- Maria Àngels Feliu (center) shortly after her release from captivity, surrounded by police officers and journalists in Girona, March 1994.
- Location: 42°10′N 2°29′E﻿ / ﻿42.167°N 2.483°E Olot, Catalonia, Spain
- Date: November 20, 1992 – March 27, 1994
- Attack type: Kidnapping
- Perpetrators: Antoni Guirado; Ramon Ullastre; Montserrat Teixidor; Josep Lluís Paz García; Sebastià Comas Baroy;
- Motive: Ransom

= Kidnapping of Maria Àngels Feliu =

1992–1994 kidnapping in Catalonia, Spain

The kidnapping of Maria Àngels Feliu was a high-profile abduction that took place in Olot, Catalonia, Spain. Feliu, a Catalan pharmacist and daughter of a local industrialist, was held captive for 492 days between 20 November 1992 and 27 March 1994 and then was liberated without physical injury but with long-term psychological trauma and PSTD. It remains the longest non-terrorist kidnapping in Spain.

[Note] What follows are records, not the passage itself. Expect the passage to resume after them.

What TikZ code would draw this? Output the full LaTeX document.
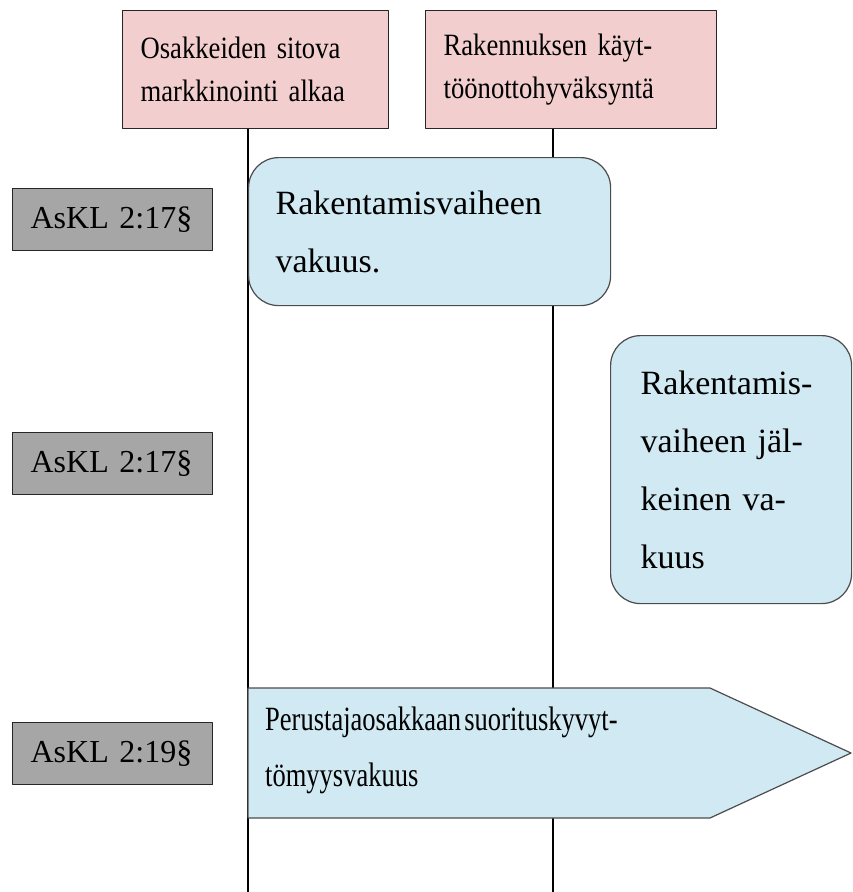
\documentclass[tikz,border=0pt]{standalone}
\usepackage{fontspec}
\setmainfont[WordSpace=0.5]{Liberation Serif}
\begin{document}
\begin{tikzpicture}[x=1pt, y=-1pt, line join=round,
	eventbox/.style={draw=black!85, fill=red!15!white!95!black, line width=1.2pt,
		anchor=north west, inner ysep=0pt, inner xsep=18pt, align=left,
		font=\addfontfeatures{FakeStretch=0.86}\fontsize{31}{43}\selectfont},
	lawbox/.style={draw=black!85, fill=black!35, line width=1.2pt,
		anchor=north west, minimum height=62pt, inner xsep=18pt, text width=164pt,
		align=left, font=\fontsize{32}{36}\selectfont},
	phasebox/.style={draw=black!70, fill=cyan!15!white!95!black, line width=1.2pt,
		rounded corners=30pt, anchor=north west, inner ysep=0pt, align=left,
		font=\fontsize{34}{58}\selectfont},
	lane/.style={black, line width=1.1pt}]
	% Fix the page to the size of the original
	\useasboundingbox (0,0) rectangle (852,892);

	% Events at the top of the time line
	\node[eventbox, text width=230pt, minimum height=118pt] (sales) at (122,10)
		{Osakkeiden sitova\\markkinointi alkaa};
	\node[eventbox, text width=255pt, minimum height=118pt] (permit) at (425,10)
		{Rakennuksen käyt-\\töönottohyväksyntä};

	% Time lines (drawn below the boxes)
	\coordinate (lane1) at (248,892);
	\coordinate (lane2) at (553,892);
	\draw[lane] (sales.south -| lane1) -- (lane1);
	\draw[lane] (permit.south -| lane2) -- (lane2);

	% Sections of the law
	\node[lawbox] (law1) at (12,188) {AsKL 2:17§};
	\node[lawbox] (law2) at (12,432) {AsKL 2:17§};
	\node[lawbox] (law3) at (12,722) {AsKL 2:19§};

	% Securities
	\node[phasebox, minimum width=362pt, minimum height=148pt, inner xsep=27pt,
		text width=308pt] (build) at (248,157) {Rakentamisvaiheen\\vakuus.};
	\node[phasebox, minimum width=241pt, minimum height=268pt, inner xsep=30pt,
		text width=181pt] (after) at (610,335)
		{Rakentamis-\\vaiheen jäl-\\keinen va-\\kuus};

	% Pointed box running to the right edge
	\coordinate (tip) at (851,753);
	\draw[draw=black!70, fill=cyan!15!white!95!black, line width=1.2pt]
		(248,688) -- (710,688) -- (tip) -- (710,818) -- (248,818) -- cycle;
	\node[anchor=west, align=left, inner sep=0pt,
		font=\addfontfeatures{FakeStretch=0.78}\fontsize{34}{56}\selectfont]
		(founder) at (265,750) {Perustajaosakkaan suorituskyvyt-\\tömyysvakuus};
\end{tikzpicture}
\end{document}
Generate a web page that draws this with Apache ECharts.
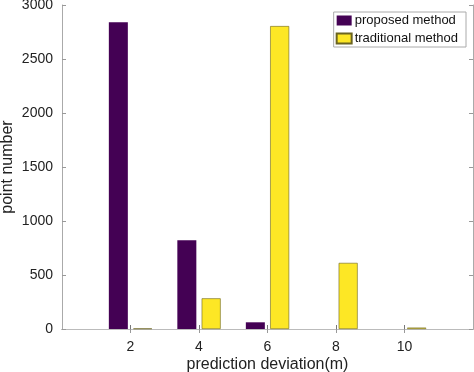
<!DOCTYPE html>
<html>
<head>
<meta charset="utf-8">
<script src="https://cdn.jsdelivr.net/npm/echarts@6/dist/echarts.min.js"></script>
<style>html,body{margin:0;padding:0;background:#fff}#c{width:474px;height:372px}</style>
</head>
<body>
<div id="c"></div>
<script>
var categories = ['0', '2', '4', '6', '8', '10', '12'];
var proposed = ['-', 2840, 821, 62, 0, 0, '-'];
var traditional = ['-', 5, 284, 2805, 612, 13, '-'];
var yTicks = [0, 500, 1000, 1500, 2000, 2500, 3000];

var FONT = '"Liberation Sans", Arial, Helvetica, sans-serif';
var shown = function (i) { return i >= 1 && i <= 5; };
var chart = echarts.init(document.getElementById('c'));
chart.setOption({
  animation: false,
  textStyle: { fontFamily: FONT },
  grid: { left: 62, right: 1, top: 5, bottom: 43, containLabel: false, outerBoundsMode: 'none' },
  legend: {
    right: 8, top: 12, orient: 'vertical', icon: 'rect',
    itemWidth: 15, itemHeight: 10, itemGap: 5,
    padding: [2, 8, 2, 2],
    borderColor: '#aaa', borderWidth: 1, backgroundColor: '#fff',
    textStyle: { fontSize: 13, color: '#111', fontFamily: FONT, padding: [0, 0, 0, -2] },
    data: ['proposed method', 'traditional method']
  },
  xAxis: [{
    type: 'category', data: categories, boundaryGap: false,
    name: 'prediction deviation(m)', nameLocation: 'middle', nameGap: 28, nameMoveOverlap: false,
    nameTextStyle: { fontSize: 16, color: '#222', fontFamily: FONT },
    axisLine: { lineStyle: { color: '#777', width: 1 } },
    axisTick: { inside: true, length: 4, interval: function (i) { return shown(i); }, lineStyle: { color: '#777' } },
    axisLabel: { fontSize: 14, color: '#222', margin: 11, interval: function (i) { return shown(i); }, formatter: function (v, i) { return shown(i) ? v : ''; } },
    splitLine: { show: false }
  }, {
    type: 'category', data: categories, boundaryGap: false, position: 'top',
    axisLine: { lineStyle: { color: '#bbb' } },
    axisTick: { inside: true, length: 4, interval: function (i) { return shown(i); }, lineStyle: { color: '#999' } },
    axisLabel: { show: false }
  }],
  yAxis: [{
    type: 'value', min: 0, max: 3000, interval: 500,
    name: 'point number', nameLocation: 'middle', nameGap: 46, nameMoveOverlap: false,
    nameTextStyle: { fontSize: 16, color: '#222', fontFamily: FONT },
    axisLine: { show: true, lineStyle: { color: '#aaa' } },
    axisTick: { show: true, inside: true, length: 4, lineStyle: { color: '#999' } },
    axisLabel: { fontSize: 14, color: '#222', margin: 9,
      formatter: function (v) { return yTicks.indexOf(v) >= 0 ? String(v) : ''; } },
    splitLine: { show: false }
  }, {
    type: 'value', min: 0, max: 3000, interval: 500, position: 'right',
    axisLine: { show: true, lineStyle: { color: '#aaa' } },
    axisTick: { show: true, inside: true, length: 4, lineStyle: { color: '#999' } },
    axisLabel: { show: false }, splitLine: { show: false }
  }],
  series: [{
    name: 'proposed method', type: 'bar', data: proposed,
    barWidth: 19, barGap: '28%',
    itemStyle: { color: '#440154', borderWidth: 0 }
  }, {
    name: 'traditional method', type: 'bar', data: traditional,
    barWidth: 19, barGap: '28%',
    itemStyle: { color: '#FDE725', borderColor: '#6b6420', borderWidth: 0.6 }
  }]
});
</script>
</body>
</html>
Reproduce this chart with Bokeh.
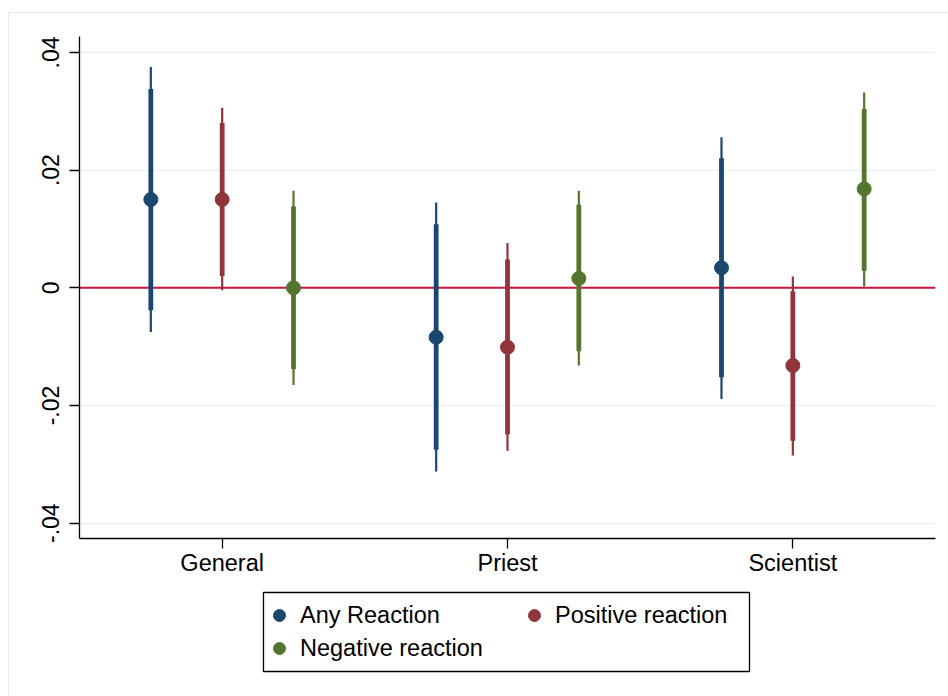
import math
from bokeh.plotting import figure
from bokeh.layouts import column
from bokeh.models import (FactorRange, ColumnDataSource, FixedTicker, Span, Legend,
                          LegendItem)
from bokeh.transform import dodge
from bokeh.embed import file_html
from bokeh.resources import INLINE

# ---------------- data ----------------
categories = ["General", "Priest", "Scientist"]
series_names = ["Any Reaction", "Positive reaction", "Negative reaction"]
series_colors = ["#1A476F", "#90353B", "#55752F"]
series_offsets = [-0.25, 0.0, 0.25]

any_est = [0.0150, -0.0084, 0.0034]
any_lo90 = [-0.0038, -0.0275, -0.0152]
any_hi90 = [0.0338, 0.0108, 0.0220]
any_lo95 = [-0.0075, -0.0312, -0.0189]
any_hi95 = [0.0375, 0.0145, 0.0256]

pos_est = [0.0150, -0.0101, -0.0132]
pos_lo90 = [0.0020, -0.0249, -0.0260]
pos_hi90 = [0.0280, 0.0048, -0.0006]
pos_lo95 = [-0.0004, -0.0277, -0.0285]
pos_hi95 = [0.0306, 0.0076, 0.0019]

neg_est = [0.0000, 0.0016, 0.0168]
neg_lo90 = [-0.0138, -0.0108, 0.0029]
neg_hi90 = [0.0138, 0.0141, 0.0304]
neg_lo95 = [-0.0165, -0.0132, 0.0002]
neg_hi95 = [0.0165, 0.0165, 0.0332]

ytick_vals = [-0.04, -0.02, 0, 0.02, 0.04]
ytick_labels = ["-.04", "-.02", "0", ".02", ".04"]

# legend columns: first column Any / Negative, second column Positive
legend_col1 = [0, 2]
legend_col2 = [1]

FONT = "Liberation Sans"

# ---------------- main chart ----------------
p = figure(x_range=FactorRange(*categories, range_padding=0),
           y_range=(-0.0426, 0.0427),
           width=939, height=570, output_backend="svg", toolbar_location=None,
           min_border_left=70, min_border_right=13, min_border_top=23,
           min_border_bottom=45)
p.outline_line_color = None
p.background_fill_color = "white"
p.border_fill_color = "white"

p.xgrid.grid_line_color = None
p.ygrid.ticker = FixedTicker(ticks=ytick_vals)
p.ygrid.grid_line_color = "#EAF2F3"
p.ygrid.grid_line_width = 1.5

p.yaxis.ticker = FixedTicker(ticks=ytick_vals)
p.yaxis.major_label_overrides = dict(zip(ytick_vals, ytick_labels))
p.yaxis.major_label_orientation = "parallel"
for ax in (p.xaxis, p.yaxis):
    ax.axis_line_color = "black"
    ax.axis_line_width = 1.3
    ax.major_tick_line_color = "black"
    ax.major_tick_line_width = 1.3
    ax.major_tick_out = 10
    ax.major_tick_in = 0
    ax.minor_tick_line_color = None
    ax.major_label_text_font = FONT
    ax.major_label_text_color = "black"
p.yaxis.major_label_text_font_size = "23px"
p.yaxis.major_label_standoff = 10
p.xaxis.major_label_text_font_size = "23.5px"
p.xaxis.major_label_standoff = 1

p.add_layout(Span(location=0, dimension="width", line_color="#C8163C",
                  line_width=2, level="underlay"))

all_data = [
    (any_est, any_lo90, any_hi90, any_lo95, any_hi95),
    (pos_est, pos_lo90, pos_hi90, pos_lo95, pos_hi95),
    (neg_est, neg_lo90, neg_hi90, neg_lo95, neg_hi95),
]

for name, color, off, (est, lo90, hi90, lo95, hi95) in zip(
        series_names, series_colors, series_offsets, all_data):
    src = ColumnDataSource(dict(cat=categories, est=est, lo90=lo90, hi90=hi90,
                                lo95=lo95, hi95=hi95))
    x = dodge("cat", off, range=p.x_range)
    p.segment(x0=x, y0="lo95", x1=x, y1="hi95", source=src,
              line_color=color, line_width=2.2, line_cap="butt")
    p.segment(x0=x, y0="lo90", x1=x, y1="hi90", source=src,
              line_color=color, line_width=4.8, line_cap="butt")
    p.scatter(x=x, y="est", source=src, size=14, marker="circle",
              fill_color=color, line_color=color)

# ---------------- legend strip (its frame is the legend box) ----------------
lg = figure(width=939, height=113, output_backend="svg", toolbar_location=None,
            x_axis_location=None, y_axis_location=None,
            min_border_left=254, min_border_right=199, min_border_top=9,
            min_border_bottom=25, x_range=(0, 1), y_range=(0, 1))
lg.outline_line_color = "black"
lg.outline_line_width = 1.3
lg.grid.grid_line_color = None
lg.background_fill_color = "white"
lg.border_fill_color = "white"

# do not align the two frames with each other
for fig in (p, lg):
    if "frame_align" in fig.properties():
        fig.frame_align = False


def make_items(indices):
    out = []
    for i in indices:
        # swatch renderer only (no visible data point)
        r = lg.scatter(x=[float("nan")], y=[float("nan")], marker="circle",
                       fill_color=series_colors[i], line_color=series_colors[i])
        out.append(LegendItem(label=series_names[i], renderers=[r]))
    return out


common = dict(label_text_font=FONT, label_text_font_size="23.5px",
              label_text_color="black", glyph_width=30, glyph_height=30,
              label_standoff=6, padding=0, spacing=3, margin=0,
              border_line_color=None, background_fill_alpha=0)
lg.add_layout(Legend(items=make_items(legend_col1), location=(1, 8), **common),
              "center")
lg.add_layout(Legend(items=make_items(legend_col2), location=(256, 41), **common),
              "center")

layout = column(p, lg, spacing=0)
layout.margin = (12, 0, 0, 8)
layout.styles = {"border-top": "1px solid #E3ECEF", "border-left": "1px solid #E3ECEF",
                 "background-color": "white"}

open("out.html", "w").write(file_html(layout, INLINE))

She was the daughter of the owner of the textile company Hijos de J. Bassols S.A., commonly known as Bassols, a prestigious linen and home-fabric manufacturer founded in the 18th century. The Feliu family was considered well-off in Olot, a fact that reportedly motivated the kidnappers to kidnap her and ask for a ransom.

== Kidnapping ==
On the evening of 20 November 1992, after closing her pharmacy in Olot and having a drink with her sister, Feliu was ambushed by three or four people in an underground car park and forced into a car. She was transported in the trunk of two different vehicles to Sant Pere de Torelló (Osona), where she was imprisoned in a small, damp cupboard measuring roughly 1.6 metres high, 1.5 metres wide and 1.6 metres deep. The space contained only a mattress, and for the first seven weeks she lived without light. According to later testimony, she spent the early days without food.

At the time of her abduction, Feliu had three children aged between two and five. The case caused nationwide shock, and the Spanish media closely followed developments until her release. Early reports indicated that the kidnappers demanded a ransom of about 200 million pesetas.

After 492 days of captivity, her guard, Sebastià Comas Baroy (known as “Iñaki”), released her at a gas station in Lliçà de Vall (Vallès Oriental) with two 100-peseta coins and one 25-peseta coin.
There, Feliu bought a Coca-Cola and called the authorities to announce her freedom.

== Trial and sentences ==
Five people were convicted for the kidnapping:
1. Antoni Guirado (former municipal policeman of Olot).
2. Ramon Ullastre (former security guard from Sant Pere de Torelló).
3. Montserrat Teixidor (Ramon's wife).
4. Josep Lluís Paz García (alias "Pato").
5. Sebastià Comas Baroy (alias "Iñaki"), the man who eventually freed her.

They received prison sentences ranging from five to seventeen years. On 20 November 2009, coinciding with the 17th anniversary of the kidnapping, Comas Baroy was released after serving more than eight years in prison.

== Legacy ==
The case has been described as one of the most shocking crimes in modern Catalonia.
It has been covered in numerous books, documentaries and podcasts, including Carles Porta's 2021 book La farmacèutica and the audio series El segrest on Catalunya Ràdio.